According to my sources, the Church with No Name, “The Truth,” has no creed or formal confessional statement; beliefs are handed down through teaching authorities orally and sometimes in circular newsletters. There is no central authority or headquarters. (But according to relatives who knew my uncle and his family well, when they traveled they always knew very specifically where the nearest house church was and who led it and when members traveled to their area they knew to attend the house church that met in their home.)

Also according to my sources the denomination generally does not teach the triunity of God but does consider Jesus Christ the only savior. He is not considered “God” but more than a mere man. The group baptizes believers by immersion and considers itself the only true church of Jesus Christ. Other “churches” are generally considered false churches. In order to be a true Christian one needs to join this group. Yet, according to a recent source, who grew up in the Church with No Name, these attitudes and opinions are loosening somewhat.

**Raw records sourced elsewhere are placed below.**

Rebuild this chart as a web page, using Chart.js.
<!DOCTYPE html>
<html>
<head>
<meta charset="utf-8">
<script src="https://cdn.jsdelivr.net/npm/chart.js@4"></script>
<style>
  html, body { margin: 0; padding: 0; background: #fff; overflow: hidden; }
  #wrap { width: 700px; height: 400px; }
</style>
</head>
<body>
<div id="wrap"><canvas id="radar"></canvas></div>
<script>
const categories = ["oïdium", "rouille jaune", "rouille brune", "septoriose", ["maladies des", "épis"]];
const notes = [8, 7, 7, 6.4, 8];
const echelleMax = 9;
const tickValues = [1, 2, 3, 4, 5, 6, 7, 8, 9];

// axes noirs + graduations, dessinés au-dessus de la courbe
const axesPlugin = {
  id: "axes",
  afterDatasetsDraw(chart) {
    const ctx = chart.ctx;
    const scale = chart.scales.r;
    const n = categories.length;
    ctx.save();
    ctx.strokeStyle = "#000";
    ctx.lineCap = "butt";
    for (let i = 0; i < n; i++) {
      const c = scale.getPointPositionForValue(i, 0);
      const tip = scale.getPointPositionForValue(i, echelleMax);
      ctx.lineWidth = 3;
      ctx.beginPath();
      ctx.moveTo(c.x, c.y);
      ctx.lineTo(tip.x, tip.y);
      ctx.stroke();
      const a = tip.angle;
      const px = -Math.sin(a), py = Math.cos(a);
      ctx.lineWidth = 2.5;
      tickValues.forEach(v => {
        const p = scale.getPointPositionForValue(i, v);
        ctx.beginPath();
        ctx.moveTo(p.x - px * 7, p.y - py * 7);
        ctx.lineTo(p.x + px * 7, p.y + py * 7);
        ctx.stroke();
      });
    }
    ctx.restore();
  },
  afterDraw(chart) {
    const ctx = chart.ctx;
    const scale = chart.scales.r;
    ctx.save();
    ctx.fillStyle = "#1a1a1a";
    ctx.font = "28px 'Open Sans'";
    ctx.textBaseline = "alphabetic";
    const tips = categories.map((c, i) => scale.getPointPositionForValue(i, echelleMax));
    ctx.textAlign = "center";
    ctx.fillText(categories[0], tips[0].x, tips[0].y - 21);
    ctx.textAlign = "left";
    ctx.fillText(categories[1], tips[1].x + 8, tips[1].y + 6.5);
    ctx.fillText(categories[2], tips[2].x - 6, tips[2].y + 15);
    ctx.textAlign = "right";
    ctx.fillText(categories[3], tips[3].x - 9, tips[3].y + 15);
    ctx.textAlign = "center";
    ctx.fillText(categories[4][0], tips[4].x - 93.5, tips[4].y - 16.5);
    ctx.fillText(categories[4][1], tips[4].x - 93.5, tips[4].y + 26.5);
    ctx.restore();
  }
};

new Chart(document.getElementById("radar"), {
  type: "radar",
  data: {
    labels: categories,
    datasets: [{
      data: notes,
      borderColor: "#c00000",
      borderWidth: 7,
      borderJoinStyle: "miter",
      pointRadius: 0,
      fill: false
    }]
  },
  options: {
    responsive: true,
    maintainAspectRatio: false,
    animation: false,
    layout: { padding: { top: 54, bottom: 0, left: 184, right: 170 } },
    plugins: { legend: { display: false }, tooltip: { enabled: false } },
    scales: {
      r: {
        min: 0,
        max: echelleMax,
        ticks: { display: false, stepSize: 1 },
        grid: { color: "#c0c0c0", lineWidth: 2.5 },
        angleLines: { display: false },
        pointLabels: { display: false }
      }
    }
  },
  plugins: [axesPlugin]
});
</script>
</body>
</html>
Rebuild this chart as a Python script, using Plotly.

When I was growing up, observing my uncle, aunt and cousins, I noticed they did not have a television in their home and did not watch television anywhere. My cousins knew little to nothing about television. My aunt did not cut her hair and wore extremely modest clothing. (My uncle is now deceased but my wife and I visited my aunt about ten years ago when we found ourselves in the city where she lived. My dear aunt expressed strong disapproval of my wife wearing pants!) My cousins did not attend movies or listen to secular music—at least when they lived at home. But all that was very much like our own 1950s Pentecostal lifestyle! We rarely watched television and, when we had a television, it was normally turned off. We never went to movies in movie theaters (only “Christian films” shown in church meetings or Youth for Christ events) and my stepmother didn’t wear pants until the 1970s! When I was a child in the 1950s Pentecostal women did not wear pants or make up or jewelry. Pentecostal men did not wear long hair or facial hair to say nothing of ear rings or short pants! Pentecostal boys and girls did not swim together—“mixed bathing” was a sin! And we considered the vast majority of other churches little more than religious clubs. All that is to say—the lifestyle of so-called Two By Twos was not that different from our Pentecostal lifestyle. My sources inform me that, too, is gradually changing.

According to my sources, house churches of this denomination exist in virtually every city of any size in the United States and Canada. But you will not find them by looking in any phone book or listings of “Churches” on the web or elsewhere. The only public sign of their existence would be an advertisement for a “Gospel Meeting” to be held in some rented space.